Justiciable Case or Controversy
The court addressed the issue of whether the plaintiffs had standing to pursue their claims against the defendants despite the ongoing bankruptcy proceedings of IPSCO. It determined that the plaintiffs had sustained actual, quantifiable economic injuries resulting from their investment decisions based on the defendants' actions and omissions. The court argued that the presence of these injuries justified the continuation of the plaintiffs' claims, asserting that they were not merely hypothetical or speculative. Additionally, the court ruled that the absence of the primary violator, IPSCO, did not preclude the plaintiffs from seeking relief against the management and accountant defendants. This was consistent with the principles of derivative liability allowed under securities laws, enabling the plaintiffs to hold the defendants accountable for their misconduct related to the sale of the securities.
Definition of Securities
In its reasoning, the court analyzed the statutory definitions of securities, noting that both federal and state laws were designed to protect investors by regulating the sale of financial instruments. The court highlighted that securities laws are remedial in nature and should be interpreted broadly to encompass various financial instruments that serve as investments. It referenced the Supreme Court's guidance that when assessing whether an instrument is a security, the focus should be on the substance of the transaction rather than its form. This meant that if an instrument was marketed and sold as an investment, it would likely be classified as a security, regardless of its specific characteristics as a loan or a commercial transaction.
Economic Realities of the Transactions
The court placed significant weight on the economic realities surrounding the transactions involving the promissory notes and convertible debentures. It concluded that these instruments were not merely commercial loans but were intended to raise capital for IPSCO's operations, making them investment vehicles. The court acknowledged that the plaintiffs purchased these instruments with the expectation of earning a return, which further supported the conclusion that they were securities. This emphasis on the economic realities served to illustrate the intent behind the transactions and reinforced the court's determination that the plaintiffs were entitled to seek damages under securities law provisions.

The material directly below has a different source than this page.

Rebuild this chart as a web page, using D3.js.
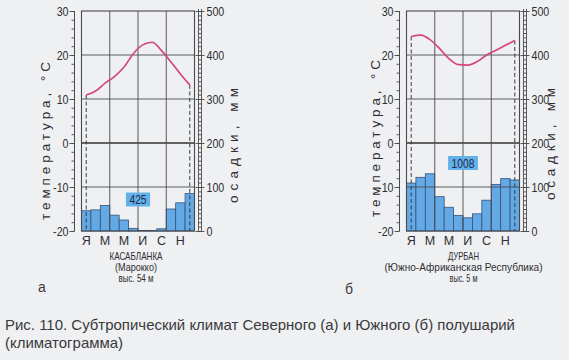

Implications of Bankruptcy on Claims
The court also considered the implications of IPSCO's bankruptcy proceedings on the plaintiffs' ability to pursue their claims. It found that the plaintiffs could still seek damages for their investments, even as IPSCO sought relief under Chapter 11. The court reasoned that the plaintiffs’ claims were ripe for adjudication, as they involved distinct rights and obligations that could not be fully addressed in the bankruptcy context. The potential recovery of damages in the bankruptcy proceedings would not negate the plaintiffs' right to litigate their claims against the defendants, particularly since the plaintiffs sought to establish liability for actions that contributed to their financial losses. This ruling underscored the court's commitment to allowing investors the opportunity to seek redress for perceived wrongs, even amidst corporate bankruptcy.